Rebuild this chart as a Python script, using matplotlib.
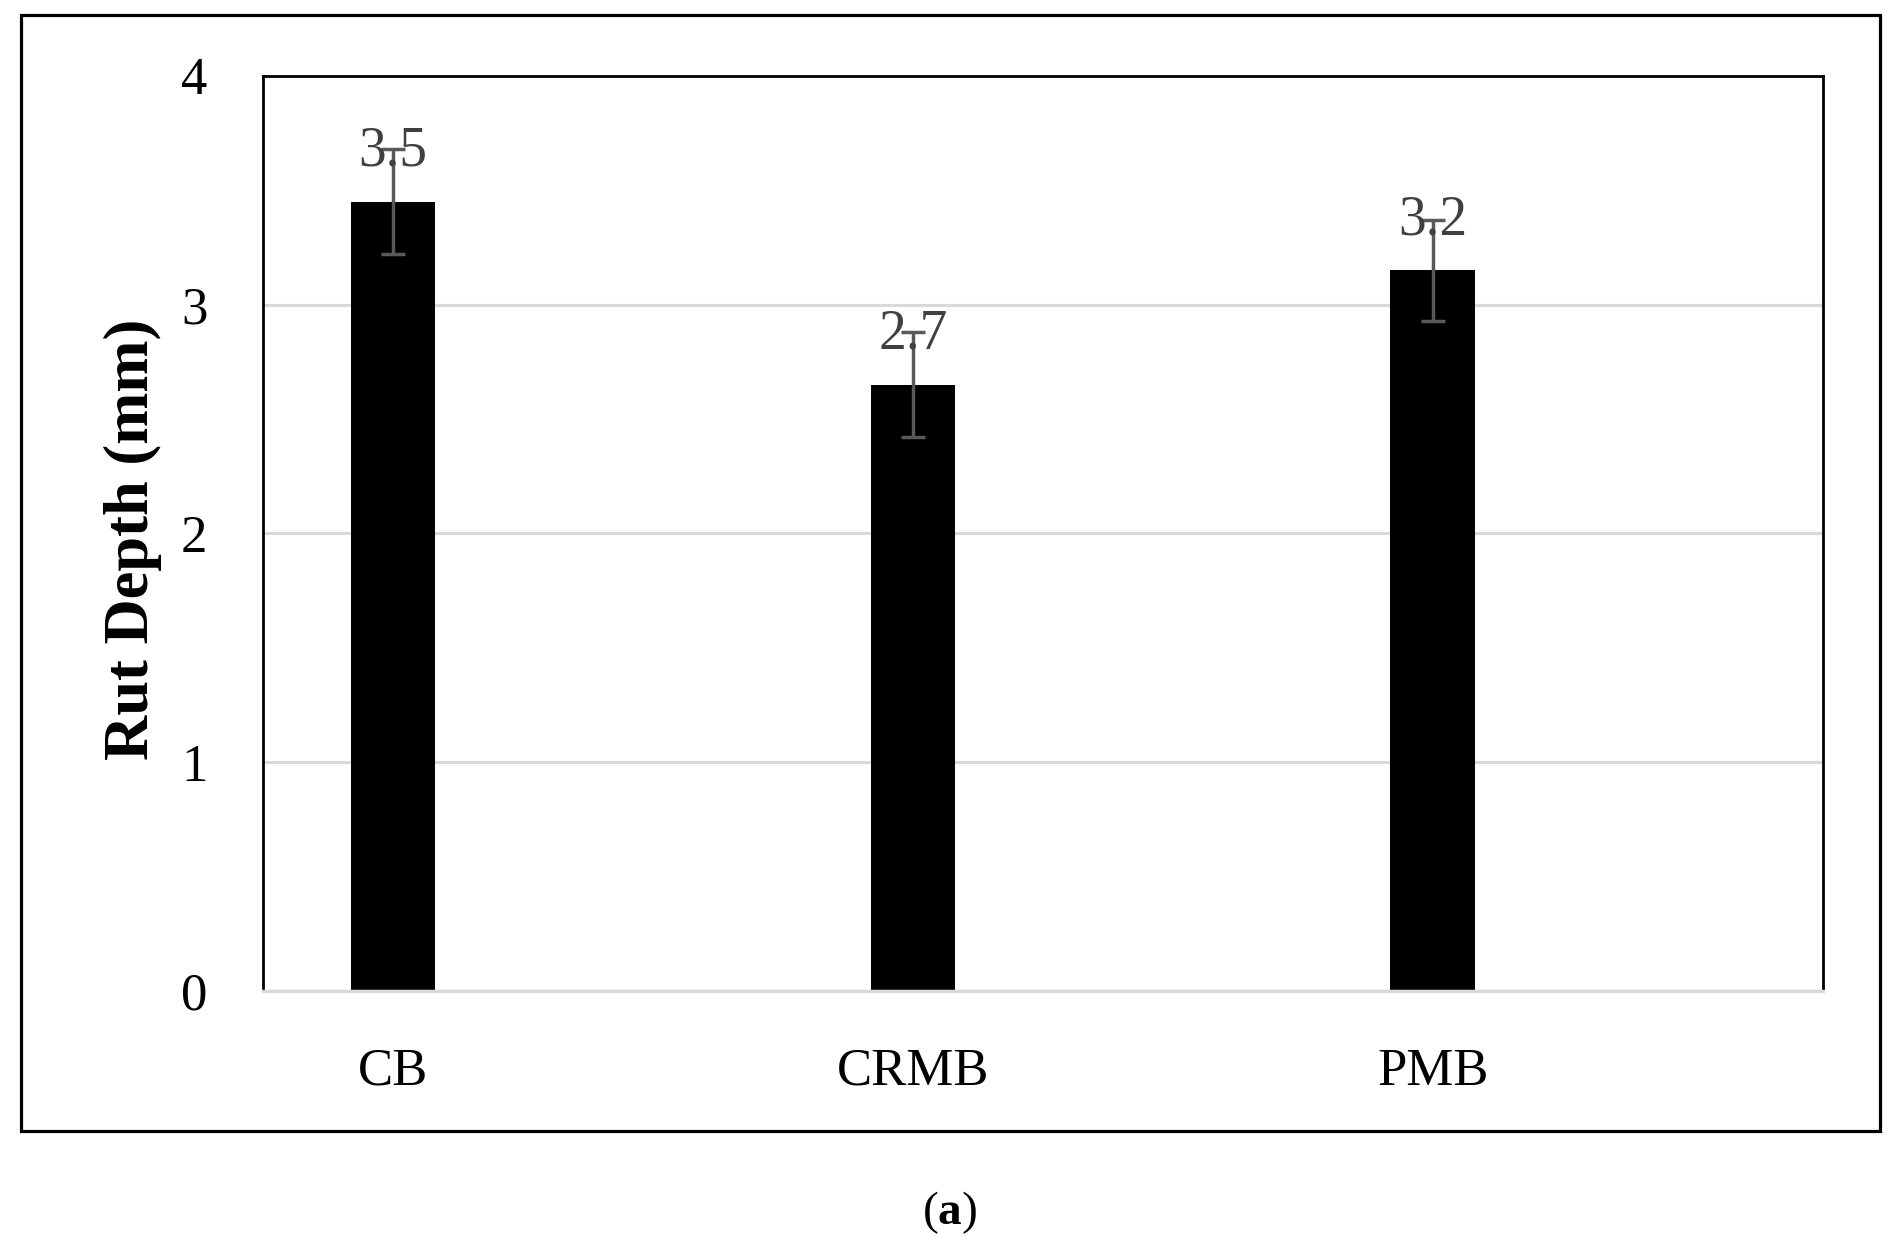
import matplotlib
matplotlib.use("Agg")
import matplotlib.pyplot as plt
from matplotlib.patches import Rectangle

plt.rcParams["font.family"] = ["Liberation Serif", "DejaVu Serif"]
plt.rcParams["mathtext.fontset"] = "custom"
plt.rcParams["mathtext.bf"] = "Liberation Serif:bold"
plt.rcParams["mathtext.rm"] = "Liberation Serif"

categories = ["CB", "CRMB", "PMB"]
rut_depth = [3.45, 2.65, 3.15]
errors = [0.23, 0.23, 0.22]
value_labels = ["3.5", "2.7", "3.2"]
y_ticks = [0, 1, 2, 3, 4]

fig = plt.figure(figsize=(19.01, 12.47), dpi=100)

# cadre extérieur
fig.patches.append(Rectangle((0.01105, 0.0930), 0.9779, 0.8949,
                             transform=fig.transFigure, fill=False,
                             edgecolor="black", linewidth=2.3))

ax = fig.add_axes([0.1383, 0.2053, 0.8206, 0.7338])

x = range(len(categories))
ax.bar(x, rut_depth, width=0.163, color="black", zorder=2)
ax.errorbar(x, rut_depth, yerr=errors, fmt="none", ecolor="#595959",
            elinewidth=2.5, capsize=8.6, capthick=2.5, zorder=3)

for i, (v, lab) in enumerate(zip(rut_depth, value_labels)):
    ax.annotate(lab, (i, v), xytext=(0, 36), textcoords="offset points",
                ha="center", va="center", fontsize=40, color="#404040",
                zorder=4)

ax.set_xlim(-0.25, 2.75)
ax.set_ylim(0, 4)
ax.set_yticks(y_ticks)
ax.set_xticks(list(x))
ax.set_xticklabels(categories)
ax.tick_params(axis="both", length=0, labelsize=38)
ax.tick_params(axis="y", pad=40)
ax.tick_params(axis="x", pad=41)

ax.yaxis.grid(True, color="#d9d9d9", linewidth=2.2, zorder=0)
ax.set_axisbelow(True)

for side in ["left", "top", "right"]:
    ax.spines[side].set_linewidth(2.0)
    ax.spines[side].set_color("black")
ax.spines["bottom"].set_color("#d9d9d9")
ax.spines["bottom"].set_linewidth(2.5)

fig.text(0.07, 0.5674, "Rut Depth (mm)", rotation=90, ha="center",
         va="center", fontsize=45, fontweight="bold")

fig.text(0.4997, 0.028, r"($\mathbf{a}$)", ha="center", va="center",
         fontsize=34)

fig.savefig("out.png", dpi=100)
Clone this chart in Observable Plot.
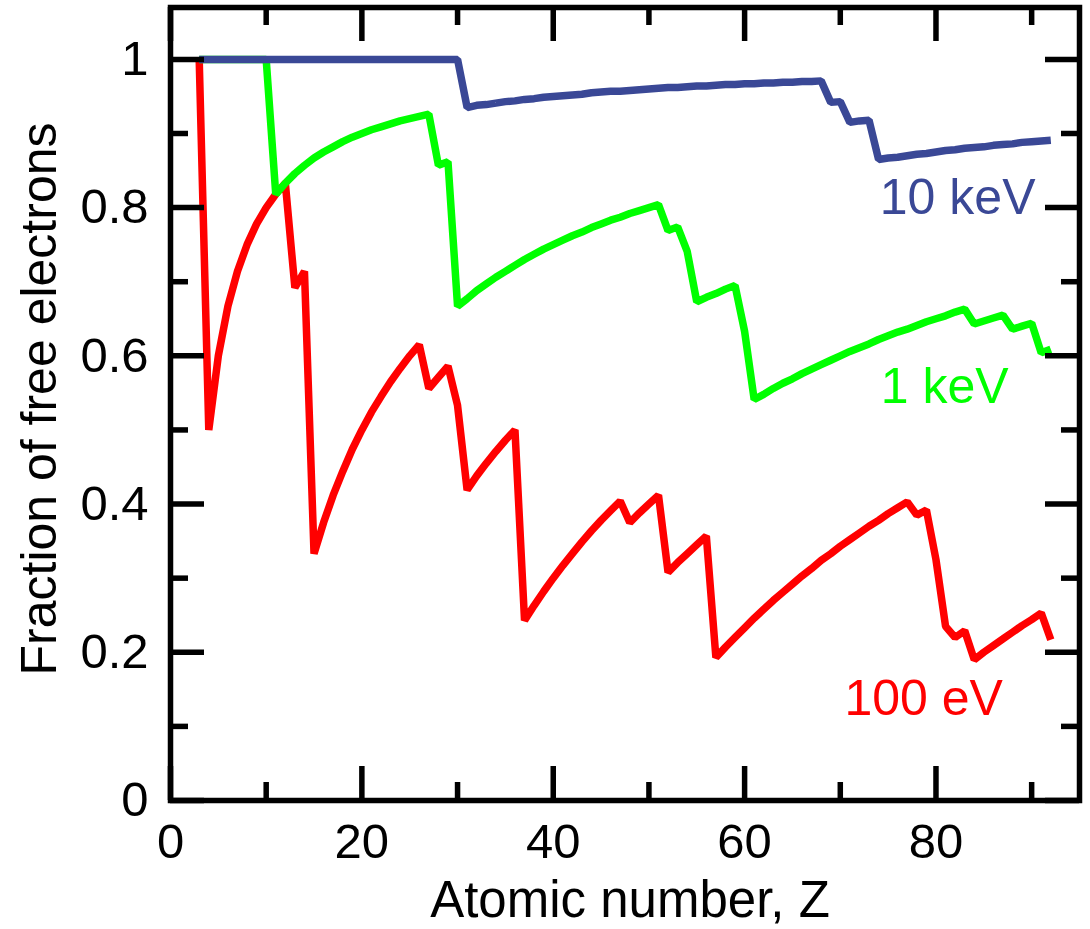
<!DOCTYPE html>
<html>
<head>
<meta charset="utf-8">
<script src="https://cdn.jsdelivr.net/npm/d3@7"></script>
<script src="https://cdn.jsdelivr.net/npm/@observablehq/plot@0.6"></script>
<style>
  html, body { margin: 0; padding: 0; background: #fff; }
  svg { display: block; }
</style>
</head>
<body>
<script>
// Atomic numbers
const atomicNumber = [3,4,5,6,7,8,9,10,11,12,13,14,15,16,17,18,19,20,21,22,23,24,25,26,27,28,29,30,
  31,32,33,34,35,36,37,38,39,40,41,42,43,44,45,46,47,48,49,50,51,52,53,54,55,56,57,58,59,60,
  61,62,63,64,65,66,67,68,69,70,71,72,73,74,75,76,77,78,79,80,81,82,83,84,85,86,87,88,89,90,91,92];

// Fraction of free electrons at 100 eV
const frac100eV = [1.000, 0.500, 0.600, 0.667, 0.714, 0.750, 0.778, 0.800, 0.818, 0.833,
  0.692, 0.714,
  0.333, 0.375, 0.412, 0.444, 0.474, 0.500, 0.524, 0.545, 0.565, 0.583, 0.600, 0.615,
  0.556, 0.571, 0.586,
  0.533,
  0.419, 0.438, 0.455, 0.471, 0.486, 0.500,
  0.243, 0.263, 0.282, 0.300, 0.317, 0.333, 0.349, 0.364, 0.378, 0.391, 0.404,
  0.375, 0.388, 0.400, 0.412,
  0.308, 0.321, 0.333, 0.345, 0.357,
  0.193, 0.207, 0.220, 0.233, 0.246, 0.258, 0.270, 0.281, 0.292, 0.303, 0.313, 0.324, 0.333, 0.343, 0.352, 0.361, 0.370, 0.378, 0.387, 0.395, 0.403,
  0.385, 0.392,
  0.325, 0.235, 0.220, 0.229,
  0.190, 0.200, 0.209, 0.218, 0.227, 0.236, 0.244, 0.253,
  0.217];

// Fraction of free electrons at 1 keV
const frac1keV = [1, 1, 1, 1, 1, 1, 1, 1,
  0.818, 0.833, 0.846, 0.857, 0.867, 0.875, 0.882, 0.889, 0.895, 0.900, 0.905, 0.909, 0.913, 0.917, 0.920, 0.923, 0.926,
  0.857, 0.862,
  0.667, 0.677, 0.688, 0.697, 0.706, 0.714, 0.722, 0.730, 0.737, 0.744, 0.750, 0.756, 0.762, 0.767, 0.773, 0.778, 0.783, 0.787, 0.792, 0.796, 0.800, 0.804,
  0.769, 0.774,
  0.741,
  0.673, 0.679, 0.684, 0.690, 0.695,
  0.633,
  0.541, 0.548, 0.556, 0.563, 0.569, 0.576, 0.582, 0.588, 0.594, 0.600, 0.606, 0.611, 0.616, 0.622, 0.627, 0.632, 0.636, 0.641, 0.646, 0.650, 0.654, 0.659, 0.663,
  0.643, 0.647, 0.651, 0.655,
  0.636, 0.640, 0.644,
  0.604, 0.609];

// Fraction of free electrons at 10 keV
const frac10keV = [1, 1, 1, 1, 1, 1, 1, 1, 1, 1, 1, 1, 1, 1, 1, 1, 1, 1, 1, 1, 1, 1, 1, 1, 1, 1, 1, 1,
  0.935, 0.938, 0.939, 0.941, 0.943, 0.944, 0.946, 0.947, 0.949, 0.950, 0.951, 0.952, 0.953, 0.955, 0.956, 0.957, 0.957, 0.958, 0.959,
  0.960, 0.961, 0.962, 0.962, 0.963, 0.964, 0.964, 0.965, 0.966, 0.966, 0.967, 0.967, 0.968, 0.968, 0.969, 0.969, 0.970, 0.970, 0.971,
  0.942, 0.943,
  0.915, 0.917, 0.918,
  0.865, 0.867, 0.868, 0.870, 0.872, 0.873, 0.875, 0.877, 0.878, 0.880, 0.881, 0.882, 0.884, 0.885, 0.886, 0.888, 0.889, 0.890, 0.891];

// Series labels and colours
const seriesNames = ["100 eV", "1 keV", "10 keV"];
const seriesColors = ["#ff0000", "#00ff00", "#3a4896"];
const labelZ = [87.0, 87.6, 90.4];
const labelFrac = [0.116, 0.537, 0.792];

// Tick values
const xMajorTicks = [0, 20, 40, 60, 80];
const xMinorTicks = [10, 30, 50, 70, 90];
const yMajorTicks = [0, 0.2, 0.4, 0.6, 0.8, 1];
const yMinorTicks = [0.1, 0.3, 0.5, 0.7, 0.9];

const seriesValues = [frac100eV, frac1keV, frac10keV];
const rows = seriesNames.map((name, s) => atomicNumber.map((z, i) => ({z, v: seriesValues[s][i], name})));
const labels = seriesNames.map((name, s) => ({name, z: labelZ[s], v: labelFrac[s], color: seriesColors[s]}));

const W = 1090, H = 929;
const mL = 170, mR = 11, mT = 7, mB = 129;
const plotW = W - mL - mR, plotH = H - mT - mB;
const longTick = 34, shortTick = 18, tickW = 5.5;
const font = "Liberation Sans, Arial, Helvetica, sans-serif";

const chart = Plot.plot({
  width: W,
  height: H,
  marginLeft: mL,
  marginRight: mR,
  marginTop: mT,
  marginBottom: mB,
  style: {fontFamily: font, background: "#fff"},
  x: {domain: [0, 95]},
  y: {domain: [0, 1.07]},
  marks: [
    ...rows.map((data, s) => Plot.line(data, {
      x: "z", y: "v", stroke: seriesColors[s], strokeWidth: 7.5,
      strokeLinejoin: "miter", strokeLinecap: "butt"
    })),
    Plot.text(labels, {
      x: "z", y: "v", text: "name", fill: "color", textAnchor: "end",
      lineAnchor: "bottom", fontSize: 50
    }),
    // bottom ticks
    Plot.tickX(xMajorTicks, {x: d => d, insetTop: plotH - longTick, stroke: "black", strokeWidth: tickW}),
    Plot.tickX(xMinorTicks, {x: d => d, insetTop: plotH - shortTick, stroke: "black", strokeWidth: tickW}),
    // top ticks
    Plot.tickX(xMajorTicks, {x: d => d, insetBottom: plotH - longTick, stroke: "black", strokeWidth: tickW}),
    Plot.tickX(xMinorTicks, {x: d => d, insetBottom: plotH - shortTick, stroke: "black", strokeWidth: tickW}),
    // left ticks
    Plot.tickY(yMajorTicks, {y: d => d, insetRight: plotW - longTick, stroke: "black", strokeWidth: tickW}),
    Plot.tickY(yMinorTicks, {y: d => d, insetRight: plotW - shortTick, stroke: "black", strokeWidth: tickW}),
    // right ticks
    Plot.tickY(yMajorTicks, {y: d => d, insetLeft: plotW - longTick, stroke: "black", strokeWidth: tickW}),
    Plot.tickY(yMinorTicks, {y: d => d, insetLeft: plotW - shortTick, stroke: "black", strokeWidth: tickW}),
    Plot.frame({stroke: "black", strokeWidth: tickW}),
    Plot.axisX({anchor: "bottom", ticks: xMajorTicks, tickSize: 0, tickPadding: 23, fontSize: 49,
      tickFormat: d => String(d), label: null, fill: "black"}),
    Plot.axisY({anchor: "left", ticks: yMajorTicks, tickSize: 0, tickPadding: 22, fontSize: 49,
      tickFormat: d => String(d), label: null, fill: "black"}),
    Plot.text(["Atomic number, Z"], {frameAnchor: "bottom", textAnchor: "middle", dx: 5, dy: 116,
      lineAnchor: "bottom", fontSize: 51, fill: "black"}),
    Plot.text(["Fraction of free electrons"], {frameAnchor: "left", textAnchor: "middle", rotate: -90,
      dx: -115, dy: -5, lineAnchor: "bottom", fontSize: 50, fill: "black"})
  ]
});

document.body.appendChild(chart);
</script>
</body>
</html>
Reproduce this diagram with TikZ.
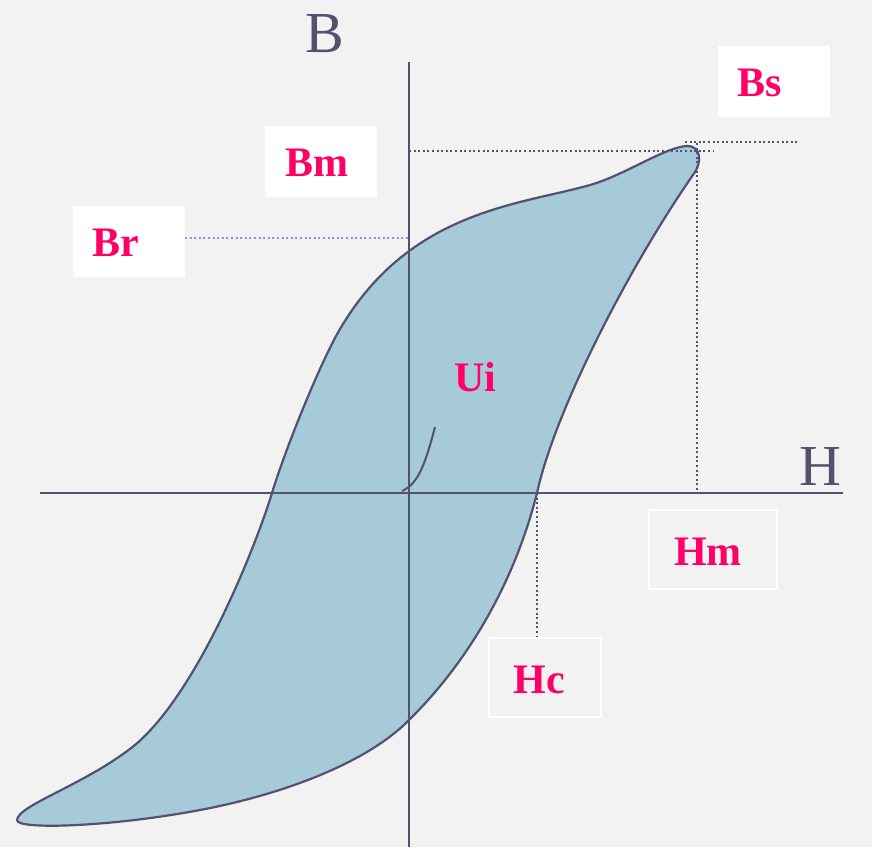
\documentclass[tikz,border=0pt]{standalone}
\usepackage{fontspec}
\setmainfont{Liberation Serif}
\definecolor{bgc}{RGB}{242,242,242}
\definecolor{axc}{RGB}{82,82,112}
\definecolor{loopc}{RGB}{166,202,216}
\definecolor{pinkc}{RGB}{255,0,102}
\definecolor{brc}{RGB}{140,140,235}
\tikzset{
  lbl/.style={text=pinkc, font=\bfseries\fontsize{42}{42}\selectfont, inner sep=0pt},
  axlbl/.style={text=axc, font=\fontsize{58}{58}\selectfont, inner sep=0pt},
  wbox/.style={fill=white, draw=none, inner sep=0pt},
  obox/.style={draw=white, line width=2pt, inner sep=0pt},
  dots/.style={draw=axc, line width=2pt, dash pattern=on 2pt off 2.6pt},
  axis/.style={draw=axc, line width=2pt}
}
\begin{document}
\begin{tikzpicture}[x=1pt,y=-1pt]
\fill[bgc] (0,0) rectangle (872,847);
\useasboundingbox (0,0) rectangle (872,847);
% loop
\draw[fill=loopc, draw=axc, line width=2.2pt]
 (687,146) .. controls (665,147) and (625,175) .. (590,185)
 .. controls (520,205) and (410,210) .. (340,329)
 .. controls (320,363) and (285,450) .. (272,493)
 .. controls (257.7,540.3) and (200,690) .. (135,745)
 .. controls (85,785) and (18,805) .. (17,820)
 .. controls (16,830) and (110,827) .. (200,810)
 .. controls (290,793) and (370,760) .. (409,720)
 .. controls (470,660) and (515,580) .. (537,493)
 .. controls (555,410) and (630,265) .. (695,172)
 .. controls (701,163) and (702,146) .. (687,146) -- cycle;
% axes
\coordinate (ytop) at (409,62);
\coordinate (ybot) at (409,847);
\coordinate (xl) at (40,493);
\coordinate (xr) at (843,493);
\draw[axis] (ytop) -- (ybot);
\draw[axis] (xl) -- (xr);
% Ui initial curve
\coordinate (u0) at (402,491);
\coordinate (u1) at (435,427);
\draw[axc, line width=2pt] (u0) .. controls (418,484) and (425,465) .. (u1);
% dotted lines
\coordinate (bm0) at (409,151);
\coordinate (bm1) at (713,151);
\draw[dots] (bm0) -- (bm1);
\coordinate (bs0) at (685,142);
\coordinate (bs1) at (798,142);
\draw[dots] (bs0) -- (bs1);
\coordinate (hm0) at (697,143);
\coordinate (hm1) at (697,493);
\draw[dots] (hm0) -- (hm1);
\coordinate (hc0) at (537,493);
\coordinate (hc1) at (537,637);
\draw[dots] (hc0) -- (hc1);
\coordinate (br0) at (185,238);
\coordinate (br1) at (409,238);
\draw[dots, draw=brc] (br0) -- (br1);
% boxes
\node[wbox, minimum width=112pt, minimum height=71pt] (bsbox) at (774,81.5) {};
\node[wbox, minimum width=112pt, minimum height=71pt] (bmbox) at (321,161.5) {};
\node[wbox, minimum width=112pt, minimum height=71pt] (brbox) at (129,241.5) {};
\node[obox, minimum width=128pt, minimum height=79pt] (hmbox) at (713,549.5) {};
\node[obox, minimum width=112pt, minimum height=79pt] (hcbox) at (545,677.5) {};
% labels
\node[lbl] (bs) at (760,83) {Bs};
\node[lbl] (bm) at (317,163) {Bm};
\node[lbl] (br) at (116,243) {Br};
\node[lbl] (hm) at (708,552) {Hm};
\node[lbl] (hc) at (539,680) {Hc};
\node[lbl] (ui) at (475,377) {Ui};
\node[axlbl] (b) at (325,34) {B};
\node[axlbl] (h) at (820,466) {H};
\end{tikzpicture}
\end{document}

* What this task involves *
Without the pictures, write out the lines from the beginning of the entries through the line with "fig = plt.figure(figsize=(19.01, 12.47), dpi=100)".

* Output below *
Rebuild this chart as a Python script, using matplotlib.
import matplotlib
matplotlib.use("Agg")
import matplotlib.pyplot as plt
from matplotlib.patches import Rectangle

plt.rcParams["font.family"] = ["Liberation Serif", "DejaVu Serif"]
plt.rcParams["mathtext.fontset"] = "custom"
plt.rcParams["mathtext.bf"] = "Liberation Serif:bold"
plt.rcParams["mathtext.rm"] = "Liberation Serif"

categories = ["CB", "CRMB", "PMB"]
rut_depth = [3.45, 2.65, 3.15]
errors = [0.23, 0.23, 0.22]
value_labels = ["3.5", "2.7", "3.2"]
y_ticks = [0, 1, 2, 3, 4]

fig = plt.figure(figsize=(19.01, 12.47), dpi=100)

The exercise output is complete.